I'm running a VM on RHEL9 (qemu-kvm 9.0.0, release 10.el9_5), and I'm observing quite poor I/O performance (about a quarter of native performance). Here are some metrics, collected with fio:
$ fio --name TEST --eta-newline=5s --filename=fio-tempfile.dat --rw=randrw --size=500m --io_size=10g --blocksize=4k --ioengine=libaio --fsync=1 --iodepth=1 --direct=1 --numjobs=1 --runtime=60 --group_reporting
INSIDE VM
- READ: IOPS=506, BW=2027KiB/s
- WRITE: IOPS=509, BW=2017/s, fsync avg latency=766 nanoseconds
NATIVE (no virtualization)
- READ: IOPS=1701, BW=6807KiB/s
- WRITE: IOPS=1693, BW=6773KiB/s, fsync avg latency=385 nanoseconds
$ fio --name TEST --eta-newline=5s --filename=fio-tempfile.dat --rw=randrw --size=500m --io_size=10g --blocksize=4k --ioengine=libaio --fsync=1 --iodepth=128 --direct=1 --numjobs=16 --runtime=60 --group_reporting
INSIDE VM
- READ: IOPS=2294, BW=9179KiB/s
- WRITE: IOPS=2292, BW=9168KiB/s, fsync avg latency=838 nanoseconds
NATIVE
- READ: IOPS=10.5k, BW=40.9MiB/s
- WRITE: IOPS=10.5k, BW=40.9MiB/s, fsync avg latency=338 nanoseconds
So I'm getting about a quarter of the performance inside the VM as outside. I was expecting a performance drop of a couple percent, maybe 10%, but not this much -- or are my expectations just unreasonable?
The setup is as follows:
- 96 cores (counting hyperthreading), all 96 of which are assigned to the VM
- 16 iothreads configured
- dedicated disk just for the VM (7.68T disks, SAS SSDs)
- disks are multipath and luks encrypted (decrypted on the host machine, then the /dev/mapper/... device is sent to the VM)
- disk in libvirt is configured as type='raw', cache='none', io='native', queues='8', queue_size='1024' (these values are admittedly a little arbitrary, but this is where I've ended up in my search for more performance so far) the bus is bus='virtio'
- I'm using libvirt 10.5.0 and create the VMs with virt-install
- inside the VM I'm running CentOS 7 currently (yes, very outdated, but since we have a LOT of VMs that need to be migrated it's been slow-going, and the hadoop cluster is getting the short end of that stick...)

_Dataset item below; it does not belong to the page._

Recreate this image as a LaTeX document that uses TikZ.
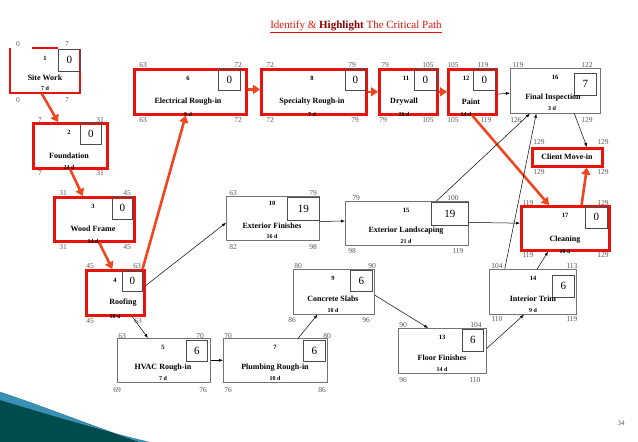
\documentclass[tikz,border=0pt]{standalone}
\usepackage{fontspec}
\setmainfont{Liberation Serif}
\usetikzlibrary{calc,arrows.meta}
\definecolor{crit}{HTML}{E8140C}
\definecolor{arr}{HTML}{F0461E}
\definecolor{tgray}{HTML}{555555}
\definecolor{dred}{HTML}{8B0000}
\tikzset{
 bx/.style={draw=black!55,line width=0.6pt,anchor=north west,inner sep=0pt},
 cbx/.style={draw=crit,line width=2.6pt,anchor=north west,inner sep=0pt},
 sl/.style={draw=black!70,line width=0.5pt,anchor=north west,inner sep=0pt,font=\fontsize{11}{11}\selectfont},
 tm/.style={text=tgray,font=\fontsize{7.5}{8}\selectfont,inner sep=0pt},
 nm/.style={font=\bfseries\fontsize{8}{9}\selectfont,inner sep=0pt},
 idn/.style={font=\bfseries\fontsize{6.5}{7}\selectfont,inner sep=0pt},
 du/.style={font=\bfseries\fontsize{6}{7}\selectfont,inner sep=0pt},
 ca/.style={draw=arr,line width=2.6pt,-{Triangle[length=7pt,width=9pt]}},
 na/.style={draw=black,line width=0.5pt,-{Latex[length=4pt,width=3pt]}}
}
\newcommand{\bb}[6]{\node[#1,minimum width=#4pt,minimum height=#5pt] (#6) at (#2,#3) {};}
\begin{document}
\begin{tikzpicture}[x=1pt,y=-1pt]
\useasboundingbox (0,0) rectangle (638,442);
% swoosh
\fill[teal!60!black] (0,392) .. controls (40,405) and (90,425) .. (140,442) -- (0,442) -- cycle;
\fill[cyan!40!teal] (0,400) .. controls (50,415) and (100,430) .. (150,442) -- (140,442) .. controls (90,425) and (40,405) .. (0,392) -- cycle;
% title
\node[text=crit,font=\fontsize{11}{12}\selectfont,inner sep=0pt] (title) at (356,27) {\underline{Identify \& \textcolor{dred}{\textbf{Highlight}} The Critical Path}};
\node[text=tgray,font=\fontsize{7}{8}\selectfont] (pg) at (621,423) {34};
% boxes
\draw[crit,line width=2.6pt] (32,48) -- (58,48);
\draw[crit,line width=2.6pt] (10,48) -- (10,93) -- (80,93) -- (80,50);
\node[anchor=north west,minimum width=70pt,minimum height=45pt,inner sep=0pt] (b1) at (10,48) {};
\bb{cbx}{32}{122}{74}{45}{b2}
\bb{cbx}{53}{196}{80}{44}{b3}
\bb{cbx}{85}{269}{58}{45}{b4}
\bb{bx}{117}{338}{93}{44}{b5}
\bb{cbx}{133}{68}{112}{45}{b6}
\bb{bx}{223}{338}{104}{44}{b7}
\bb{cbx}{260}{68}{105}{45}{b8}
\bb{bx}{293}{269}{81}{45}{b9}
\bb{bx}{226}{196}{93}{44}{b10}
\bb{cbx}{378}{68}{58}{45}{b11}
\bb{cbx}{447}{68}{48}{45}{b12}
\bb{bx}{398}{328}{88}{45}{b13}
\bb{bx}{489}{269}{87}{45}{b14}
\bb{bx}{345}{201}{123}{44}{b15}
\bb{bx}{510}{68}{90}{45}{b16}
\bb{cbx}{520}{205}{88}{44}{b17}
\bb{cbx}{531}{147}{70}{18}{bC}
% slack boxes
\node[sl,minimum width=22pt,minimum height=22pt] (s1) at (58,49) {0};
\node[sl,minimum width=21pt,minimum height=21pt] (s2) at (80,123) {0};
\node[sl,minimum width=20pt,minimum height=22pt] (s3) at (112,197) {0};
\node[sl,minimum width=20pt,minimum height=20pt] (s4) at (122,271) {0};
\node[sl,minimum width=21pt,minimum height=21pt] (s5) at (186,340) {6};
\node[sl,minimum width=22pt,minimum height=21pt] (s6) at (218,69) {0};
\node[sl,minimum width=22pt,minimum height=21pt] (s7) at (303,340) {6};
\node[sl,minimum width=20pt,minimum height=21pt] (s8) at (345,69) {0};
\node[sl,minimum width=22pt,minimum height=21pt] (s9) at (350,270) {6};
\node[sl,minimum width=32pt,minimum height=23pt] (s10) at (287,197) {19};
\node[sl,minimum width=22pt,minimum height=21pt] (s11) at (414,69) {0};
\node[sl,minimum width=22pt,minimum height=21pt] (s12) at (473,69) {0};
\node[sl,minimum width=21pt,minimum height=22pt] (s13) at (462,329) {6};
\node[sl,minimum width=22pt,minimum height=22pt] (s14) at (552,275) {6};
\node[sl,minimum width=37pt,minimum height=23pt] (s15) at (431,202) {19};
\node[sl,minimum width=22pt,minimum height=22pt] (s16) at (574,73) {7};
\node[sl,minimum width=22pt,minimum height=22pt] (s17) at (585,206) {0};
% ids, names, durations
\node[idn] (i1) at (45,58) {1}; \node[nm] (n1) at (45,78) {Site Work}; \node[du] (d1) at (45,88) {7 d};
\node[idn] (i2) at (69,132) {2}; \node[nm] (n2) at (69,156) {Foundation}; \node[du] (d2) at (69,167) {24 d};
\node[idn] (i3) at (93,206) {3}; \node[nm] (n3) at (93,229) {Wood Frame}; \node[du] (d3) at (93,241) {14 d};
\node[idn] (i4) at (115,280) {4}; \node[nm] (n4) at (123,303) {Roofing}; \node[du] (d4) at (115,316) {18 d};
\node[idn] (i5) at (163,347) {5}; \node[nm] (n5) at (163,368) {HVAC Rough-in}; \node[du] (d5) at (163,378) {7 d};
\node[idn] (i6) at (188,78) {6}; \node[nm] (n6) at (188,102) {Electrical Rough-in}; \node[du] (d6) at (188,114) {9 d};
\node[idn] (i7) at (275,347) {7}; \node[nm] (n7) at (275,368) {Plumbing Rough-in}; \node[du] (d7) at (275,378) {10 d};
\node[idn] (i8) at (312,78) {8}; \node[nm] (n8) at (312,102) {Specialty Rough-in}; \node[du] (d8) at (312,114) {7 d};
\node[idn] (i9) at (333,278) {9}; \node[nm] (n9) at (333,299) {Concrete Slabs}; \node[du] (d9) at (333,310) {10 d};
\node[idn] (i10) at (272,203) {10}; \node[nm] (n10) at (272,226) {Exterior Finishes}; \node[du] (d10) at (272,236) {16 d};
\node[idn] (i11) at (406,78) {11}; \node[nm] (n11) at (404,102) {Drywall}; \node[du] (d11) at (404,114) {26 d};
\node[idn] (i12) at (466,78) {12}; \node[nm] (n12) at (471,102) {Paint}; \node[du] (d12) at (466,114) {14 d};
\node[idn] (i13) at (442,337) {13}; \node[nm] (n13) at (442,358) {Floor Finishes}; \node[du] (d13) at (442,369) {14 d};
\node[idn] (i14) at (533,278) {14}; \node[nm] (n14) at (533,299) {Interior Trim}; \node[du] (d14) at (533,310) {9 d};
\node[idn] (i15) at (406,210) {15}; \node[nm] (n15) at (406,231) {Exterior Landscaping}; \node[du] (d15) at (406,241) {21 d};
\node[idn] (i16) at (555,77) {16}; \node[nm] (n16) at (553,98) {Final Inspection}; \node[du] (d16) at (552,108) {3 d};
\node[idn] (i17) at (565,215) {17}; \node[nm] (n17) at (565,240) {Cleaning}; \node[du] (d17) at (565,251) {10 d};
\node[nm] (nC) at (567,157) {Client Move-in};
% times
\foreach \x/\y/\t [count=\k] in {18/44/0,67/44/7,18/100/0,67/100/7,
 40/120/7,100/120/31,40/173/7,100/173/31,
 63/193/31,127/193/45,63/247/31,127/247/45,
 90/266/45,137/266/63,90/321/45,138/321/63,
 122/336/63,200/336/70,117/390/69,203/390/76,
 228/336/70,327/336/80,228/390/76,322/390/86,
 298/266/80,372/266/90,292/320/86,366/320/96,
 233/193/63,313/193/79,233/247/82,313/247/98,
 356/198/79,453/198/100,352/251/98,458/251/119,
 403/325/90,476/325/104,403/380/96,475/380/110,
 497/266/104,572/266/113,497/319/110,572/319/119,
 528/203/119,603/203/129,528/255/119,603/255/129,
 539/142/129,603/142/129,539/172/129,603/172/129,
 518/65/119,587/65/122,516/120/126,587/120/129,
 453/65/105,483/65/119,453/120/105,486/120/119,
 385/65/79,428/65/105,383/120/79,428/120/105,
 270/65/72,352/65/79,270/120/72,355/120/79,
 143/65/63,238/65/72,143/120/63,238/120/72}
 \node[tm] (t\k) at (\x,\y) {\t};
% critical arrows
\draw[ca] ($(b1.south west)!0.45!(b1.south east)$) -- ($(b2.north west)!0.34!(b2.north east)$);
\draw[ca] ($(b2.south west)!0.5!(b2.south east)$) -- ($(b3.north west)!0.36!(b3.north east)$);
\draw[ca] ($(b3.south west)!0.56!(b3.south east)$) -- ($(b4.north west)!0.45!(b4.north east)$);
\draw[ca] ($(b4.north west)!0.95!(b4.north east)$) -- ($(b6.south west)!0.46!(b6.south east)$);
\draw[ca] ($(b6.north east)!0.45!(b6.south east)$) -- ($(b8.north west)!0.45!(b8.south west)$);
\draw[ca] ($(b8.north east)!0.5!(b8.south east)$) -- ($(b11.north west)!0.5!(b11.south west)$);
\draw[ca] ($(b11.north east)!0.5!(b11.south east)$) -- ($(b12.north west)!0.5!(b12.south west)$);
\draw[ca] ($(b12.south west)!0.5!(b12.south east)$) -- ($(b17.north west)!0.32!(b17.north east)$);
\draw[ca] ($(b17.north west)!0.68!(b17.north east)$) -- ($(bC.south west)!0.77!(bC.south east)$);
% normal arrows
\draw[na] ($(b12.north east)!0.55!(b12.south east)$) -- ($(b16.north west)!0.55!(b16.south west)$);
\draw[na] ($(b16.south west)!0.71!(b16.south east)$) -- ($(bC.north west)!0.77!(bC.north east)$);
\draw[na] ($(b4.north east)!0.35!(b4.south east)$) -- ($(b10.north west)!0.6!(b10.south west)$);
\draw[na] ($(b4.south west)!0.78!(b4.south east)$) -- ($(b5.north west)!0.33!(b5.north east)$);
\draw[na] (b5.east) -- (b7.west);
\draw[na] ($(b7.north west)!0.72!(b7.north east)$) -- ($(b9.south west)!0.3!(b9.south east)$);
\draw[na] ($(b9.north east)!0.57!(b9.south east)$) -- ($(b13.north west)!0.34!(b13.north east)$);
\draw[na] ($(b13.north east)!0.45!(b13.south east)$) -- ($(b14.south west)!0.4!(b14.south east)$);
\draw[na] ($(b14.north west)!0.55!(b14.north east)$) -- ($(b17.south west)!0.31!(b17.south east)$);
\draw[na] ($(b10.north east)!0.57!(b10.south east)$) -- ($(b15.north west)!0.45!(b15.south west)$);
\draw[na] ($(b15.north east)!0.48!(b15.south east)$) -- ($(b17.north west)!0.39!(b17.south west)$);
\draw[na] ($(b15.north west)!0.74!(b15.north east)$) -- ($(b16.south west)!0.22!(b16.south east)$);
\draw[na] ($(b14.north west)!0.18!(b14.north east)$) -- ($(b16.south west)!0.29!(b16.south east)$);
\end{tikzpicture}
\end{document}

I'm basically looking for alternative ideas at this point as to what might be reducing my performance -- could it be that I'm doing luks+multipath outside the VM instead of inside? Or that I should use more or less queues/queue_depth? or a different io engine? Should I try comparing virtio-scsi and virtio-blk?
I've also considered trying PCI forwarding, but since the scsi controller controls multiple disks (HPE synergy hardware) I can't easily do that, without giving all the disks to the VM.
Ultimately what I want to run inside these VMs is spark jobs + HDFS, so pretty disk heavy applications.